How many times I’ve stood before the casket, wishing I knew how to pray for souls and answers, but feeling nothing but the rush of the close call, the dodged bullet, the next in a long line of escapes to make Houdini proud. How many times I’ve morphed and adapted to be whatever I decided to be and left these boys, loyal soldiers and brave volunteers in the wake of my madness? In how many ways am I no better than the generals who hide far from the fight, I condemn for their egos and bloodlust.

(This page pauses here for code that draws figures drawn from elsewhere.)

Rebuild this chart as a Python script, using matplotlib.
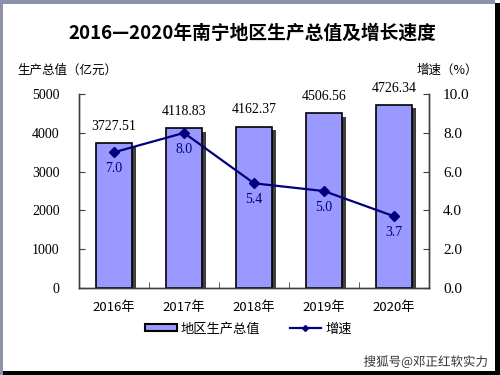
import matplotlib
matplotlib.use("Agg")
import matplotlib.pyplot as plt
import matplotlib.patheffects as pe
from matplotlib.patches import Rectangle
from matplotlib.lines import Line2D
import numpy as np

years = ["2016年", "2017年", "2018年", "2019年", "2020年"]
gdp = [3727.51, 4118.83, 4162.37, 4506.56, 4726.34]
growth = [7.0, 8.0, 5.4, 5.0, 3.7]

cjk = ["Noto Sans CJK SC", "DejaVu Sans"]
num = ["Liberation Serif", "Noto Sans CJK SC"]
bar_color = "#9999ff"
line_color = "#000080"

fig = plt.figure(figsize=(5, 3.75), dpi=100)
ax = fig.add_axes([0.158, 0.232, 0.7, 0.517])
ax2 = ax.twinx()

x = np.arange(len(years))
bars = ax.bar(x, gdp, width=0.52, color=bar_color, edgecolor="black", linewidth=1.2, zorder=2)
for b in bars:
    b.set_path_effects([pe.SimplePatchShadow(offset=(2.5, -2.5), shadow_rgbFace="black", alpha=0.75),
                        pe.Normal()])
for xi, v in zip(x, gdp):
    ax.annotate(f"{v:.2f}", (xi, v), xytext=(0, 12), textcoords="offset points",
                ha="center", va="center", fontsize=10, family=num)

ax2.plot(x, growth, color=line_color, lw=1.6, marker="D", ms=5.5, zorder=3)
for xi, v in zip(x, growth):
    ax2.annotate(f"{v:.1f}", (xi, v), xytext=(0, -12), textcoords="offset points",
                 ha="center", va="center", fontsize=10, family=num, color=line_color)

ax.set_xlim(-0.5, 4.5)
ax.set_ylim(0, 5000)
ax2.set_ylim(0, 10)
ax.set_yticks(range(0, 5001, 1000))
ax2.set_yticks(np.arange(0, 10.1, 2))
ax2.set_yticklabels([f"{t:.1f}" for t in np.arange(0, 10.1, 2)])
ax.set_xticks(x)
ax.set_xticklabels(years, family=cjk, fontsize=9.5)
ax.set_xticks(np.arange(-0.5, 4.6, 1), minor=True)
ax.tick_params(axis="x", which="major", length=0, pad=9)
ax.tick_params(axis="x", which="minor", direction="in", length=4, color="#404040")
ax.tick_params(axis="y", direction="in", length=4, pad=14, color="#404040", labelsize=10)
ax2.tick_params(axis="y", direction="in", length=4, pad=10, color="#404040", labelsize=11)
for lab in ax.get_yticklabels() + ax2.get_yticklabels():
    lab.set_family(num)

for a in (ax, ax2):
    a.spines["top"].set_visible(False)
    for s in ("left", "right", "bottom"):
        a.spines[s].set_color("#404040")
        a.spines[s].set_linewidth(1)

fig.text(0.504, 0.912, "2016—2020年南宁地区生产总值及增长速度", ha="center", va="center",
         fontsize=13.5, fontweight="bold", family=cjk)
fig.text(0.034, 0.813, "生产总值（亿元）", ha="left", va="center", fontsize=9, family=cjk)
fig.text(0.956, 0.813, "增速（%）", ha="right", va="center", fontsize=9, family=cjk)

handles = [Rectangle((0, 0), 1, 1, facecolor=bar_color, edgecolor="black", lw=1.5),
           Line2D([], [], color=line_color, lw=1.6, marker="D", ms=3)]
fig.legend(handles, ["地区生产总值", "增速"], loc="center", bbox_to_anchor=(0.497, 0.123),
           ncol=2, frameon=False, prop={"family": cjk, "size": 9.5},
           handlelength=2.4, handleheight=0.5, handletextpad=0.3, columnspacing=2.2)

fig.text(0.976, 0.035, "搜狐号@邓正红软实力", ha="right", va="center", fontsize=9,
         family=cjk, color="#333333",
         path_effects=[pe.withStroke(linewidth=2, foreground="white")])

# picture frame
fig.patches.append(Rectangle((0, 0.99), 0.99, 0.01, transform=fig.transFigure,
                             facecolor="#8c92a8", edgecolor="none"))
fig.patches.append(Rectangle((0, 0), 0.005, 1, transform=fig.transFigure,
                             facecolor="#8c92a8", edgecolor="none"))
fig.patches.append(Rectangle((0.006, 0), 0.994, 0.011, transform=fig.transFigure,
                             facecolor="black", edgecolor="none"))
fig.patches.append(Rectangle((0.99, 0), 0.01, 0.992, transform=fig.transFigure,
                             facecolor="black", edgecolor="none"))

fig.savefig("out.png", dpi=100)
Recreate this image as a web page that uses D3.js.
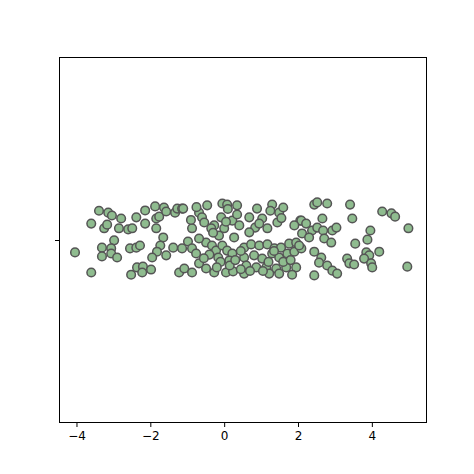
<!DOCTYPE html><html><head><meta charset="utf-8"><script src="https://cdn.jsdelivr.net/npm/d3@7"></script>
<style>body{margin:0;background:#fff}</style></head><body><svg id="c" width="474" height="474"></svg><script>
const xs=[-3.39,-3.14,-3.04,-2.79,-3.60,-3.25,-3.17,-2.85,-2.60,-2.49,-2.38,-2.14,-2.14,-1.87,-1.84,-1.76,-1.63,-1.57,-1.84,-1.33,-1.27,-1.14,-2.98,-3.31,-3.06,-3.31,-3.06,-2.90,-2.55,-2.38,-2.28,-4.04,-3.60,-2.52,-2.36,-2.20,-1.98,-2.22,-1.65,-1.73,-1.82,-1.95,-1.57,-1.38,-1.22,
-1.11,-0.68,-0.46,-0.05,0.08,0.35,-0.60,-0.54,-0.08,-0.27,0.00,0.22,0.41,0.68,0.89,1.03,1.30,1.49,1.60,1.44,1.17,0.84,0.68,-0.14,0.27,-0.87,-0.35,2.06,-0.98,-1.14,-0.87,-0.76,-0.49,-0.33,-0.22,-0.05,0.08,0.22,-0.16,0.14,-0.68,-0.49,-0.27,0.05,0.24,-1.08,-0.87,0.54,0.73,0.95,1.17,1.36,1.54,1.76,1.95,0.54,0.81,1.03,1.30,1.49,1.71,1.90,2.09,0.60,0.87,1.14,1.41,1.68,1.95,1.22,1.49,1.84,0.54,-0.68,
2.44,2.52,2.79,3.41,4.28,4.53,4.63,2.66,3.47,2.09,2.22,2.38,2.52,2.68,2.93,3.04,2.11,2.30,2.71,2.90,3.96,3.88,3.55,4.99,2.03,2.44,2.63,2.57,2.79,2.93,3.06,2.44,3.33,3.39,3.52,3.85,3.93,3.79,3.98,4.01,4.20,4.96,
-0.40,-0.10,0.15,0.30,0.45,-0.20,-0.55,0.05,0.35,1.20,1.35,1.60,1.80,1.05,0.95,-0.90,-0.30,0.10,1.55,1.25,0.70,-0.75,0.45,1.90];
const jit=[-0.080,-0.075,-0.067,-0.059,-0.045,-0.032,-0.042,-0.032,-0.029,-0.032,-0.062,-0.081,-0.045,-0.092,-0.059,-0.064,-0.089,-0.078,-0.032,-0.075,-0.086,-0.086,0.001,0.021,0.023,0.045,0.037,0.048,0.023,0.021,0.015,0.034,0.089,0.095,0.075,0.073,0.081,0.089,-0.007,0.015,0.032,0.048,0.042,0.021,0.089,
-0.086,-0.075,-0.095,-0.100,-0.097,-0.095,-0.062,-0.048,-0.062,-0.040,-0.032,-0.053,-0.040,-0.062,-0.086,-0.059,-0.097,-0.075,-0.089,-0.048,-0.032,-0.034,-0.021,-0.012,-0.007,-0.032,-0.032,-0.053,0.004,0.023,0.023,0.037,0.007,0.015,0.029,0.015,0.029,0.037,0.048,0.056,0.064,0.078,0.089,0.089,0.086,0.078,0.089,0.021,0.012,0.015,0.012,0.023,0.021,0.010,0.007,0.048,0.042,0.051,0.037,0.048,0.037,0.032,0.023,0.070,0.075,0.075,0.078,0.075,0.075,0.092,0.092,0.095,0.092,-0.004,
-0.097,-0.103,-0.100,-0.097,-0.078,-0.073,-0.064,-0.059,-0.059,-0.053,-0.045,-0.026,-0.034,-0.026,-0.026,-0.034,-0.018,-0.007,-0.004,0.007,-0.026,-0.001,0.010,-0.032,0.015,0.032,0.048,0.062,0.070,0.084,0.092,0.097,0.051,0.064,0.067,0.034,0.042,0.051,0.064,0.075,0.032,0.073,
0.040,0.060,0.070,0.055,0.080,0.075,0.050,-0.050,-0.070,0.060,0.030,0.060,0.055,0.085,-0.045,-0.055,-0.020,-0.085,-0.060,-0.080,0.085,-0.090,0.030,-0.040];
const xTicks=[-4,-2,0,2,4];
const svg=d3.select("#c");
const L=59.5,R=426.5,T=57.5,B=422.5;
const x=d3.scaleLinear().domain([-4.46,5.48]).range([L,R]);
const y=d3.scaleLinear().domain([-0.5,0.5]).range([T,B]);
svg.append("g").selectAll("circle").data(xs.map((v,i)=>[v,jit[i]])).join("circle")
 .attr("cx",d=>x(d[0])).attr("cy",d=>y(d[1])).attr("r",4.3)
 .attr("fill","#8fbc8f").attr("stroke","#555").attr("stroke-width",1.5);
svg.append("rect").attr("x",L).attr("y",T).attr("width",R-L).attr("height",B-T).attr("fill","none").attr("stroke","#000").attr("stroke-width",1);
const fmt=d=>(d<0?"\u2212":"")+Math.abs(d);
svg.append("g").attr("transform",`translate(0,${B})`).call(d3.axisBottom(x).tickValues(xTicks).tickFormat(fmt).tickSize(4.5).tickPadding(4))
 .call(g=>{g.select(".domain").remove();g.selectAll("text").attr("font-family","DejaVu Sans").attr("font-size",12).attr("fill","#000");});
svg.append("g").attr("transform",`translate(${L},0)`).call(d3.axisLeft(y).tickValues([0]).tickFormat("").tickSize(4.5))
 .call(g=>g.select(".domain").remove());
</script></body></html>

I can’t offer an apology to these ghosts who sit before because me, I don’t think they hear me. They sit in the sullen solitude with me, and I feel a very large piece of me has died as each one them has died until nothing of the energetic young criminal I was once remains, all that remains is me. An empty vessel full of remembrance that wakes at three in the morning, and after that is rarely allowed to fall back to sleep.

I’ll sit in congress with my ghosts again this New Year’s Eve and ponder again why I’ve escaped their fate. Knowing I’m not more worthy or gifted, simply lucky. Blessed or cursed my entire life with dumb luck and escaping a half step ahead of what chases me. I’ll sit with them now and wonder when my luck finally runs out and I join them, and I’m asked to account and confess my sins, what will I say to explain my betrayal.